Socially conscious singer-songwriter Sizzla Kalonji is one of the most prolific and commercially and critically successful contemporary reggae artists of all time. He is a Grammy nominee with a catalog of over 70 albums, but he remains an enigmatic figure in the music industry at large. 

 The August Town, Jamaica-based artist rarely grants interviews and makes only select live performances, but, on any given day, he can be easily found in the community center he established, the Judgment Yard, milling around with the locals and mentoring young artists in the facilities’ state of the art studio

“I am not a person for the camera, that’s not me. I’m humble, do my work, and let the music speak for me,” Sizzla says.“The love of the people keeps me going, and seeing how I can sooth and heal a world in crisis drives me forward.” 

Sizzla is a fiery and prolific writer who’s always pushing himself to explore fresh and fertile creative territory. Not merely a reggae artist, he’s shamanistic musician with a distinct identity that’s fluid across many genres. In his work, he’s explored pop, urban, R&B, soul hip-hop, and all strains of Jamaican roots music, including dancehall and lilting roots reggae. “It doesn’t matter if it’s R&B, reggae, dancehall, and hip-hop—we are all one family—we all use music to express struggles and freedom, and we inspire each other much like a cultural exchange,” Sizzla shares. 

Hallmarks of his aesthetic include his expansive range as a vocalist, and his poetic and purposeful lyrics. Sizzla is a boundlessly talented vocalist equally adept at conjuring a burly militant flow with rhythmic cadences, machinegun-quick rhyming, and smoothly emotive pop palpable singing. He’s also a cornerstone artist in a new wave of musicians rediscovering core Rastafarian values. His lyrics are spiritual, political, and socially conscious. 

Never content to merely sing about change, Sizzla embodies change. In 2006, he established his own record label to free himself from what he deems is a corrupt and oppressive system.  “I’ve seen too many people sign away their rights, and, at the end of the day, have nothing for themselves. If I am the artist, I should be recognized as such, and be able to record when the vibe hits me,” he explains. 

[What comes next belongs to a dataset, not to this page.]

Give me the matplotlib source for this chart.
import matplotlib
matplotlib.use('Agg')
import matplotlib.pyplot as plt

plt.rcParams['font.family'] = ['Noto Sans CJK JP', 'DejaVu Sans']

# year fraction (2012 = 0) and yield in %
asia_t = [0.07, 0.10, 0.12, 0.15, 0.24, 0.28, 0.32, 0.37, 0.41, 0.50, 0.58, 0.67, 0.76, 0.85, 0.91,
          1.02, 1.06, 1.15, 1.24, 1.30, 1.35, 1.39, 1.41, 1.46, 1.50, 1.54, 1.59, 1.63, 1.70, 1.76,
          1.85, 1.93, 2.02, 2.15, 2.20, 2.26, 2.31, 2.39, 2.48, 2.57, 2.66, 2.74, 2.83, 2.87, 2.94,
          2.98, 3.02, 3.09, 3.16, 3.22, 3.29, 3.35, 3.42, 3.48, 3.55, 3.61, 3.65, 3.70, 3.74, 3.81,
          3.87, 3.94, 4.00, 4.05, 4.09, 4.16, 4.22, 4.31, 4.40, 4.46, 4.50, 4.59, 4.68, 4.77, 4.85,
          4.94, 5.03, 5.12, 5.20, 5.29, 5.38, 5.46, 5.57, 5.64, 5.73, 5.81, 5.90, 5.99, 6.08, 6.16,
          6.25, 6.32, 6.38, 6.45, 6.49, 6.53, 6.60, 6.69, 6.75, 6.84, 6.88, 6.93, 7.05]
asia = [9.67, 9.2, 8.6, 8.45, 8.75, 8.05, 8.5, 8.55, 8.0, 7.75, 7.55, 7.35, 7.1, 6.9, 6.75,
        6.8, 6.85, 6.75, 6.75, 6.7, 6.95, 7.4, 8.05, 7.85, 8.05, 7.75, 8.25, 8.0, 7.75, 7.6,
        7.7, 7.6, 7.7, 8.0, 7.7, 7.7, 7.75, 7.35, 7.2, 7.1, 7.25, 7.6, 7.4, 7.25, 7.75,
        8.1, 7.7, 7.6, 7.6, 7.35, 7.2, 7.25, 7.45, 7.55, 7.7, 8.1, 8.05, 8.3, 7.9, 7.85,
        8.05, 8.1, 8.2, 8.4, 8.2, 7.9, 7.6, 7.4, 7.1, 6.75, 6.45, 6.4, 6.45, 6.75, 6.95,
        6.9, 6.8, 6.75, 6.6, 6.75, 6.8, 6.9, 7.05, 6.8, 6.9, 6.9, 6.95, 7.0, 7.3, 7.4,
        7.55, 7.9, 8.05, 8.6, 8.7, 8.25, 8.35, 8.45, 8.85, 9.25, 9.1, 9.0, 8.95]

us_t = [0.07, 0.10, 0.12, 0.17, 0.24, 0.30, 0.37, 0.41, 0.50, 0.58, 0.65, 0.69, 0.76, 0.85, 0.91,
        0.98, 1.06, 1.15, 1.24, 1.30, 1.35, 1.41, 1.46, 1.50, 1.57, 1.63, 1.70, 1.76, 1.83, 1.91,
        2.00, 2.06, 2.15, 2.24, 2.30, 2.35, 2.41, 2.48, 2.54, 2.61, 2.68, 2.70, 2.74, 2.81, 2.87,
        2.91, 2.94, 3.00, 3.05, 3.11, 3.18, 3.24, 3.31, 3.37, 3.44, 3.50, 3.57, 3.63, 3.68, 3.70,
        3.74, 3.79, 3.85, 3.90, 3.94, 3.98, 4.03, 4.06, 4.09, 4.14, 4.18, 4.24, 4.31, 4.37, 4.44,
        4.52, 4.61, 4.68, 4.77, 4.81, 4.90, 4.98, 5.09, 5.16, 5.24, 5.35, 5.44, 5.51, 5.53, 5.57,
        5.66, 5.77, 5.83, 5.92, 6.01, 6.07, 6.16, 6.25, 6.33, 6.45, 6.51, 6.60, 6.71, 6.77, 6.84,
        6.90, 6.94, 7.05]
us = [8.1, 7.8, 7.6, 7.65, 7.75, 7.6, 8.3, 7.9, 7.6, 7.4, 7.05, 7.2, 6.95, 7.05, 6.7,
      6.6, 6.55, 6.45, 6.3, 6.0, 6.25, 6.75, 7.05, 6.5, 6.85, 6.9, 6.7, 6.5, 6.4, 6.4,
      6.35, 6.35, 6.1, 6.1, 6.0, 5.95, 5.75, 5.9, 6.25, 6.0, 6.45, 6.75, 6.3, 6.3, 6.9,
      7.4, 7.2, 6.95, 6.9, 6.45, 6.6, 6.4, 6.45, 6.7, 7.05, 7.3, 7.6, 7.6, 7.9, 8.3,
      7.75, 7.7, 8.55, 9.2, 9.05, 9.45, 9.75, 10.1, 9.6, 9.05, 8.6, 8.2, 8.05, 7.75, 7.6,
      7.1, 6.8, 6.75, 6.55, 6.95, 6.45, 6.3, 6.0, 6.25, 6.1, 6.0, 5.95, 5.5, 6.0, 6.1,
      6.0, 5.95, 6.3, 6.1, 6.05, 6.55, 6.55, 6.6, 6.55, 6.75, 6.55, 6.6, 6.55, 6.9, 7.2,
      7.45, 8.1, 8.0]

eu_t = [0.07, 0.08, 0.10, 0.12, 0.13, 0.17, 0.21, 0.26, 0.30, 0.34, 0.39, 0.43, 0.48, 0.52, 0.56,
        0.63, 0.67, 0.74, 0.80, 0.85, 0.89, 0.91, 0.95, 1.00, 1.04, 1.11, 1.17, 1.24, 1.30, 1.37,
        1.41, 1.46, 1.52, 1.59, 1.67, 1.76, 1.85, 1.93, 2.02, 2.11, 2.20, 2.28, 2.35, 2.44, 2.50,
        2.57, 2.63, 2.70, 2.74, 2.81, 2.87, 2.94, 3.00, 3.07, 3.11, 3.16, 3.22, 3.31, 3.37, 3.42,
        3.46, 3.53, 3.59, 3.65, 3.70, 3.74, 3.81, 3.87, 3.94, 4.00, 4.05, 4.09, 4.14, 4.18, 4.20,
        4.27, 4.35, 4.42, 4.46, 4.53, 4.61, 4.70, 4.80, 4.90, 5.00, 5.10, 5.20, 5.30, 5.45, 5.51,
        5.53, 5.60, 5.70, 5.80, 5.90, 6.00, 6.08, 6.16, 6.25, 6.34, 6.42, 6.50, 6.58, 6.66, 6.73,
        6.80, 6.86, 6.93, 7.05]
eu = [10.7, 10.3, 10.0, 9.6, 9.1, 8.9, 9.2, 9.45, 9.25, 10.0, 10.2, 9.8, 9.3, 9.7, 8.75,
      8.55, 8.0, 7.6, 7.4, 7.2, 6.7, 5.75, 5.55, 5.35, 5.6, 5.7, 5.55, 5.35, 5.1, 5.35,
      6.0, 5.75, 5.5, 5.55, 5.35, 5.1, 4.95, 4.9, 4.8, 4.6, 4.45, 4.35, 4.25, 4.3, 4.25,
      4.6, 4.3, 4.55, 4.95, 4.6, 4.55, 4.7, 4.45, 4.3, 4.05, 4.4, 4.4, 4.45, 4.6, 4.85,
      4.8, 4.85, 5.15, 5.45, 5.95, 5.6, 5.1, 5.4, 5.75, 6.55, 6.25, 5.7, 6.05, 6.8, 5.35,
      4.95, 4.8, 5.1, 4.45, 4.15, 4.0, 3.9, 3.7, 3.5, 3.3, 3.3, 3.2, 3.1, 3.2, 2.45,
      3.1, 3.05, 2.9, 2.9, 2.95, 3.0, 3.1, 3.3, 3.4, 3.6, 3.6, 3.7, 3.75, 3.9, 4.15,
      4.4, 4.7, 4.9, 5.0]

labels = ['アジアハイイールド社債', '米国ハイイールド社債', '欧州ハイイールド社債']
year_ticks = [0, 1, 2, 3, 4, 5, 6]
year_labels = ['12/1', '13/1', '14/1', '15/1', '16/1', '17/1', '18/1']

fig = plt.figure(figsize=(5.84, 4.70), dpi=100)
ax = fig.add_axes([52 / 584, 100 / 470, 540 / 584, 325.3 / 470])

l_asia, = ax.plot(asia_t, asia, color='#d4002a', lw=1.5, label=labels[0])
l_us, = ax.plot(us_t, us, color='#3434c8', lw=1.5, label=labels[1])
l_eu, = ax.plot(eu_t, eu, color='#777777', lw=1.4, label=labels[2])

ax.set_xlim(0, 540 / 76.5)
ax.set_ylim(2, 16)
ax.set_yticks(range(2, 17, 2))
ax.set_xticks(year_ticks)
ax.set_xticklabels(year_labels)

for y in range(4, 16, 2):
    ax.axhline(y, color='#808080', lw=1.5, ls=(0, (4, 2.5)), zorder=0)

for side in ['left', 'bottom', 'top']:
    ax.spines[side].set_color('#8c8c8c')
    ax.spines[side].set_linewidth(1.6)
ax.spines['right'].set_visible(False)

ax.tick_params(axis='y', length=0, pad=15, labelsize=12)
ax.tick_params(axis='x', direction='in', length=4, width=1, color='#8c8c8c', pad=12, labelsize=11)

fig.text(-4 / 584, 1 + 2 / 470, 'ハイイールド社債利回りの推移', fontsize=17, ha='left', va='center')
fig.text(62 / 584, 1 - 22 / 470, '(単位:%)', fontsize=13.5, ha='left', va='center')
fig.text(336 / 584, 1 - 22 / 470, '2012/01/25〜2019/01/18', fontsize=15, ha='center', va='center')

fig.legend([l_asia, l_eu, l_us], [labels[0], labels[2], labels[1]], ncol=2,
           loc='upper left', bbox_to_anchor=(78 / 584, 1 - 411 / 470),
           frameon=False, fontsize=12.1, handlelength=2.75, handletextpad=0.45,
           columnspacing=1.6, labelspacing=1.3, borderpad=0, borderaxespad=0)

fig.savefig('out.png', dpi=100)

Further testament to this bold enterprising spirit is Judgment Yard, the community center and studio Sizzla built on the site of his father’s garage where Sizzla learned the trade of being a mechanic. Judgment Yard is hub of positive creativity for the community, the youth, and Sizzla. 

“I can remember as a young artist walking the streets the whole day baking in the sun while looking for a place to record. No one gave me a break. This is a place to give back through offering people a chance to record,” he says.

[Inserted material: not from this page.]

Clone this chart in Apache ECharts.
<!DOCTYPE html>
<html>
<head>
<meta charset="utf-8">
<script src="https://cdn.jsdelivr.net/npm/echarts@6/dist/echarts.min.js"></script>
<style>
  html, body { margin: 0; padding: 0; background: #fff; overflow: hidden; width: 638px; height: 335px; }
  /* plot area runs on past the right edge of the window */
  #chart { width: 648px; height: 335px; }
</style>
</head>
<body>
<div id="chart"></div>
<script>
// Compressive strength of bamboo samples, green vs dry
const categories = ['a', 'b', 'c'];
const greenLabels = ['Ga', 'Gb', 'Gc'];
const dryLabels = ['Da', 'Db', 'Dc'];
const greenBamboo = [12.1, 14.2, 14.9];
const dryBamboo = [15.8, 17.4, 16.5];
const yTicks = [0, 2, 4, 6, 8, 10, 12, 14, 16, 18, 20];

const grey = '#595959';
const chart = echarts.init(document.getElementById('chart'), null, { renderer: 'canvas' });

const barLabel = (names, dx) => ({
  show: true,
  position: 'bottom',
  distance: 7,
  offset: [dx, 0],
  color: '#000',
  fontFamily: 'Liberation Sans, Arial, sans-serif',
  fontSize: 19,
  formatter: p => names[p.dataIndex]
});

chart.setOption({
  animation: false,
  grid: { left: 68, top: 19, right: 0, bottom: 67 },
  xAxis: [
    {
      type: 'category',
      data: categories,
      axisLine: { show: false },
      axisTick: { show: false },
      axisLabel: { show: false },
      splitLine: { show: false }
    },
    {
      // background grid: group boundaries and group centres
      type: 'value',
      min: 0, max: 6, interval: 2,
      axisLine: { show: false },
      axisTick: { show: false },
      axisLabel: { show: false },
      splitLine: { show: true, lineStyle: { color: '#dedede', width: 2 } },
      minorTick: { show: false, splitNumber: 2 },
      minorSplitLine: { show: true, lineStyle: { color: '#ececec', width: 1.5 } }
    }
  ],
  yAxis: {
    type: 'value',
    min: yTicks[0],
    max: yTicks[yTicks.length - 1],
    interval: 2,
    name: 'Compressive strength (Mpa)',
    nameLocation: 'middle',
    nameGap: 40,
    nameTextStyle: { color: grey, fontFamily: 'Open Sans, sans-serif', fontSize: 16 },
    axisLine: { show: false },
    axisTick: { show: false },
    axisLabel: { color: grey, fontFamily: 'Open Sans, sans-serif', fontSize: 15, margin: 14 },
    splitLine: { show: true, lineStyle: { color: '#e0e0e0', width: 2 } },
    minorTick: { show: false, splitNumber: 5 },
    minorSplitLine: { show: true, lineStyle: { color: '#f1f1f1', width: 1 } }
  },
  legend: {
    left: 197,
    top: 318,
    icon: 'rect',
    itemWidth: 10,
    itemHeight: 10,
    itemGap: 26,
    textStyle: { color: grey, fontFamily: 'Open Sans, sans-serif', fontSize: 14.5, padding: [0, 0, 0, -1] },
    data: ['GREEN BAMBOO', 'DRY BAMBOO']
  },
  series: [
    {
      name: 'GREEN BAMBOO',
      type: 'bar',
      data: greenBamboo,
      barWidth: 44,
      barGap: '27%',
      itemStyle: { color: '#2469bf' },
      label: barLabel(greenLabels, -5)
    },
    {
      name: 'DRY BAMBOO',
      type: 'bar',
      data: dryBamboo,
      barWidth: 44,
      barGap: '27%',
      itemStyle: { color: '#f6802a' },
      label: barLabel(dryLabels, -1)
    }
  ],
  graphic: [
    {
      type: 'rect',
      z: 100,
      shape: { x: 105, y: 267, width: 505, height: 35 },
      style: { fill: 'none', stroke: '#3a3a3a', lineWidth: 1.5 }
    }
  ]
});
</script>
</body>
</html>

Sizzla grew up in the 1980s, during the dancehall music boom. Surrounding him was a formative dissonance of Rastafarian ideals set against the violent and drug-riddled culture of Jamaica. His parents were devout Rastafarians, and, as early as nine years of age, he began chronicling his surroundings with an uplifting commentary style songwriting. 

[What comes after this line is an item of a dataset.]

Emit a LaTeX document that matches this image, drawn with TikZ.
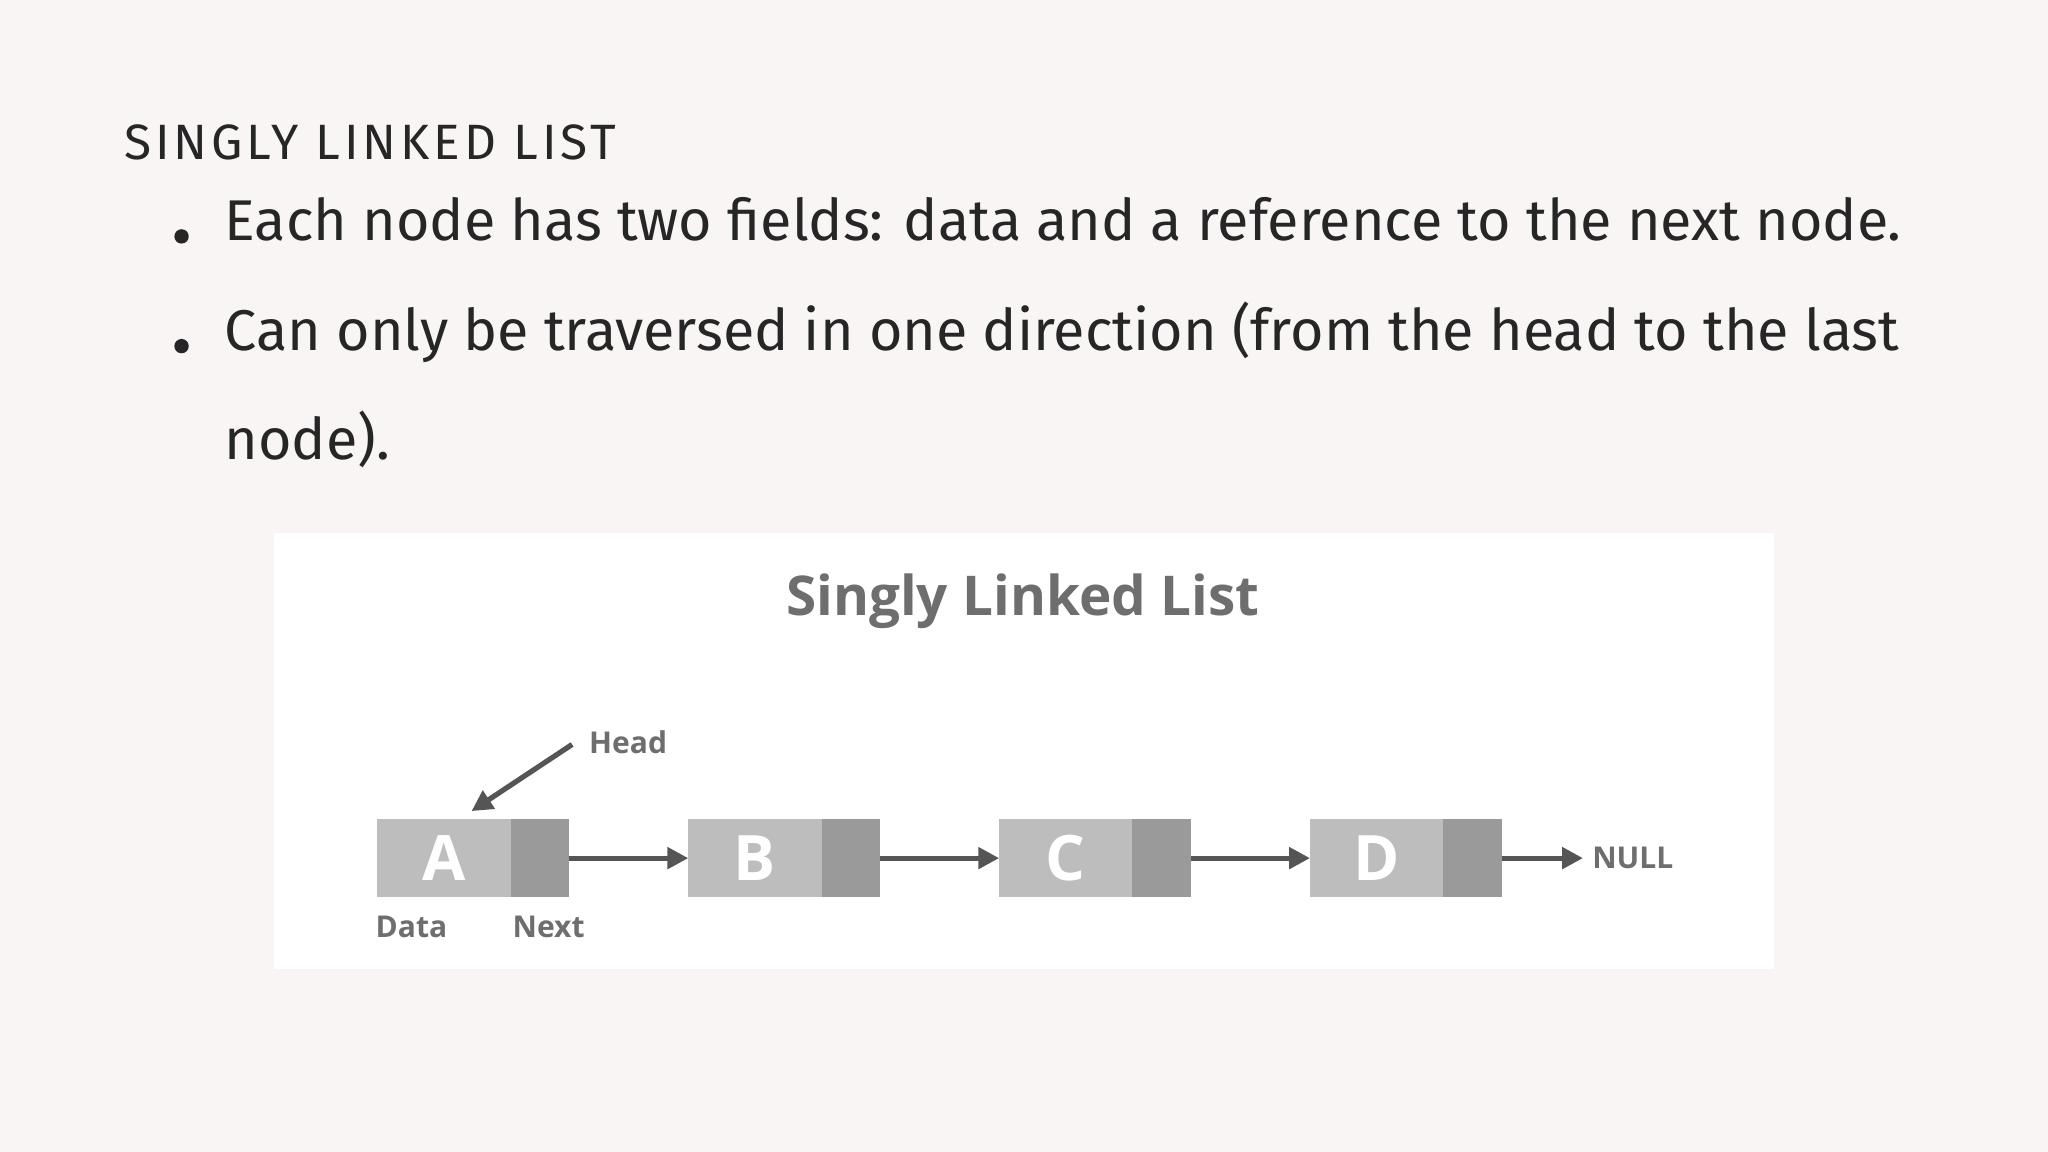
\documentclass[tikz,border=0pt]{standalone}
\usepackage{fontspec}
\setmainfont{Fira Sans}
\newfontfamily\osans{Open Sans}
\usetikzlibrary{arrows.meta}
\definecolor{bg}{HTML}{F8F5F4}
\definecolor{dbox}{HTML}{BDBDBD}
\definecolor{nbox}{HTML}{9A9A9A}
\definecolor{arr}{HTML}{555555}
\definecolor{ttl}{HTML}{6E6E6E}
\begin{document}
\begin{tikzpicture}[x=0.5pt,y=-0.5pt,
  letter/.style={text=white,font=\osans\bfseries\fontsize{24}{24}\selectfont},
  lbl/.style={text=ttl,font=\osans\bfseries\fontsize{11.5}{12}\selectfont},
  link/.style={draw=arr,line width=2pt,-{Triangle[length=8pt,width=8pt]}},
  bul/.style={anchor=base west,font=\fontsize{22}{26}\selectfont,text=black!85}]
\fill[bg] (0,0) rectangle (1568,882);
\useasboundingbox (0,0) rectangle (1568,882);
\node[anchor=base west,text=black!85,font=\fontsize{19}{20}\selectfont\addfontfeatures{LetterSpace=8}] (t) at (88,122) {SINGLY LINKED LIST};
\node[bul] (b1) at (165,184) {Each node has two fields: data and a reference to the next node.};
\node[bul] (b2) at (165,268) {Can only be traversed in one direction (from the head to the last};
\node[bul] (b3) at (165,352) {node).};
\fill[black!85] (139,181) circle (5.5);
\fill[black!85] (139,265) circle (5.5);
\fill[white] (210,408) rectangle (1358,742);
\node[text=ttl,font=\osans\bfseries\fontsize{21}{22}\selectfont] (st) at (783,460) {Singly Linked List};
\foreach \n/\x/\L in {a/289/A,b/527/B,c/765/C,d/1003/D}{
  \fill[dbox] (\x,627) rectangle ++(102,60);
  \fill[nbox] (\x+102,627) rectangle ++(45,60);
  \node[letter] (\n) at (\x+51,657) {\L};
  \coordinate (\n-in) at (\x,657);
  \coordinate (\n-out) at (\x+147,657);
}
\node[lbl,anchor=west] (null) at (1212,657) {NULL};
\draw[link] (a-out) -- (b-in);
\draw[link] (b-out) -- (c-in);
\draw[link] (c-out) -- (d-in);
\draw[link] (d-out) -- (null.west);
\node[lbl,anchor=west] (head) at (444,568) {Head};
\coordinate (hs) at (438,570);
\coordinate (he) at (361,621);
\draw[link] (hs) -- (he);
\node[lbl] (data) at (315,710) {Data};
\node[lbl] (next) at (420,710) {Next};
\end{tikzpicture}
\end{document}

Sizzla burst forth on the world music scene in 1995, and two years later had his commercial and critical breakthrough with the album Black Woman & Child(Brickwall Records) produced by Robert "Bobby Digital" Dixon. The stirring title track in particular became a smash, and something of a cultural reggae anthem. Other standouts from the album include “Like Mountain," "Babylon Cowboy," "Kings of the Earth," and the Luciano duet "Build a Better World.” Black Woman & Childnetted him his first nomination for “Best International Reggae Artist of the Year” at the 1998 MOBO Awards and positioned him in various magazines' top 100 albums of the year. This began a successful streak that continues to this day. In his 70-album body of work, 21 of his albumshave made it onto the Billboard's Top Reggae Albums music chart. In 2014, his album The Messiah earned a Grammy nomination for “Best Reggae Album.”

Up next, Sizzla will harness the breadth of his profile to start a charitable organization to give back to children, families, the sick, and the hungry, continuing the mission of his music and his life’s work. He says conclusively: “It’s my duty to unshackle people from physical and mental slavery and to make the world a better place.”